Porém, caso tivéssemos os horizontes mais amplos, e os ideais melhor situados, encontraríamos novamente interesse e amor pelas realizações e facilmente chegaríamos aos duzentos anos. "A vida apresenta muito interesse para quem o procura..."

O medo da morte também pode ser analisado segundo o apego que o indivíduo tem pelo seu corpo: se vive em função dos prazeres sensoriais (inadequadamente), é evidente que verá com desespero a perda dessas prerrogativas.

Mas, em todos aqueles que já passaram pelo perigo de perder suas vidas, parece que a impressão foi bem diferente do que imaginamos.

Um motorista inglês vinha em alta velocidade por uma estrada, coberta pelo nevoeiro, quando foi de encontro à traseira de um caminhão. Viu-se como que pairando no ar, e contemplando o próprio corpo destroçado. Olhava-o com certa pena. De repente sentiu sangue nas vistas e perdeu aquela visão. Acordou depois de uma semana num leito de hospital, tendo sido "milagrosamente" salvo.

Os parapsicólogos modernos acreditam na possibilidade de o psiquismo se distanciar do corpo, à semelhança mais ou menos com o fenômeno da bilocação, acontecido com alguns seres privilegiados.
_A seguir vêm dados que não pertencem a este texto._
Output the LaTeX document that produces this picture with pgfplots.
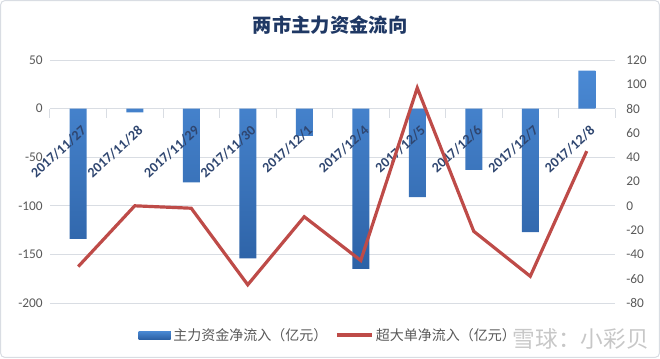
\documentclass[border=0pt]{standalone}
\usepackage{fontspec}
\setmainfont{Carlito}
\newfontfamily\cjk{Noto Sans CJK SC}
\usepackage{pgfplots}
\pgfplotsset{compat=1.18}
\definecolor{gridc}{HTML}{D9DDE3}
\definecolor{tickc}{HTML}{595959}
\definecolor{titlec}{HTML}{1F3864}
\definecolor{xlabc}{HTML}{2F4670}
\definecolor{bartop}{HTML}{4A89D4}
\definecolor{barbot}{HTML}{2D62A6}
\definecolor{linec}{HTML}{BE4B48}
\pgfplotsset{base/.style={at={(0,0)}, anchor=south west, scale only axis,
  width=423.75pt, height=182.25pt, xmin=-0.5, xmax=9.5,
  major tick length=0pt, /pgf/number format/assume math mode=true}}
\begin{document}
\begin{tikzpicture}
\path[use as bounding box] (-37.5pt,-41.25pt) rectangle (457.5pt,227.25pt);
\draw[gridc, rounded corners=3pt, line width=0.75pt] (-37pt,-40.75pt) rectangle (457pt,226.75pt);
\begin{axis}[base,
  ymin=-200, ymax=50,
  ytick={-200,-150,...,50},
  axis x line*=middle, axis y line*=left,
  x axis line style={-, draw=gridc, line width=0.75pt},
  y axis line style={draw=none},
  ymajorgrids, grid style={gridc, line width=0.75pt},
  xtick={0,...,9}, xticklabels={},
  extra x ticks={-0.5,0.5,1.5,2.5,3.5,4.5,5.5,6.5,7.5,8.5,9.5},
  extra x tick labels={},
  extra x tick style={major tick length=7pt, tick style={draw=gridc, line width=0.75pt}},
  yticklabel style={font=\fontsize{10}{12}\selectfont, text=tickc, xshift=-2pt},
  ybar, bar width=12.75pt,
  legend style={at={(0.493,-0.132)}, anchor=center, draw=none, fill=none,
    legend columns=2, font=\cjk\fontsize{10.5}{12}\selectfont, text=tickc,
    /tikz/every even column/.append style={column sep=4pt},
    /tikz/every odd column/.append style={column sep=0pt}},
]
\addplot[draw=none, top color=bartop, bottom color=barbot,
  legend image code/.code={\fill[bartop!60!barbot] (0pt,-3pt) rectangle (24pt,3pt);}]
  coordinates {(0,-134) (1,-4) (2,-76) (3,-154) (4,-28) (5,-165) (6,-91) (7,-63) (8,-127) (9,39)};
\addlegendentry{主力资金净流入（亿元）}
\addlegendimage{legend image code/.code={\draw[linec, line width=2.4pt] (0pt,0pt) -- (26pt,0pt);}}
\addlegendentry{超大单净流入（亿元）}
\end{axis}
\begin{axis}[base,
  ymin=-200, ymax=50,
  axis x line*=middle, axis y line=none,
  x axis line style={draw=none},
  xtick={0,...,9},
  xticklabels={2017/11/27,2017/11/28,2017/11/29,2017/11/30,2017/12/1,2017/12/4,2017/12/5,2017/12/6,2017/12/7,2017/12/8},
  xticklabel style={xshift=4.5pt, yshift=-15pt, rotate=42, anchor=east, inner sep=0pt,
    font=\bfseries\fontsize{10.5}{12}\selectfont, text=xlabc},
]
\end{axis}
\begin{axis}[base,
  ymin=-80, ymax=120,
  ytick={-80,-60,...,120},
  axis y line*=right, axis x line=none,
  y axis line style={draw=none},
  yticklabel style={font=\fontsize{10}{12}\selectfont, text=tickc, xshift=5pt},
]
\addplot[linec, line width=2.4pt, line join=miter, mark=none]
  coordinates {(0,-50) (1,0) (2,-2) (3,-65) (4,-9) (5,-45) (6,97) (7,-21) (8,-58) (9,45)};
\end{axis}
\node[font=\cjk\bfseries\fontsize{14.5}{16}\selectfont, text=titlec] at (210pt,208.5pt) {两市主力资金流向};
\node[font=\cjk\fontsize{17}{19}\selectfont, text=black!22] at (398pt,-27pt) {雪球：小彩贝};
\end{tikzpicture}
\end{document}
Para crentes e ateus, a morte apresenta duas espécies distintas de dificuldades: o de sofrer no último momento e as consequências posteriores, caso haja sobrevivência do psiquismo. Aqui, entramos num segundo aspecto da neurose, que a terapêutica analítica ousou ignorar por muitos anos, e agora ocupa posição importantíssima nas escolas modernas.

Freud e seus adeptos mais fanáticos aboliram, desse campo, todas as manifestações do psíquico, no sentido espiritual. No neurótico, muitas vezes, não é tão primordial saber a origem de um  trauma psicológico, como tomar consciência de uma nova realidade - porque a psicanálise transgrediu do terreno puramente terapêutico para o das realizações humanas.

Uma pessoa que faça análise, hoje em dia, pode visar muito mais ou seu aperfeiçoamento do que propriamente sanar um sintoma. Deste modo, temos que curar o indivíduo do seu passado, bem como dar-lhe uma visão de vida que possa levá-lo a aceitar tranquilamente o magno problema da morte - e a ciência analística já é capaz disso.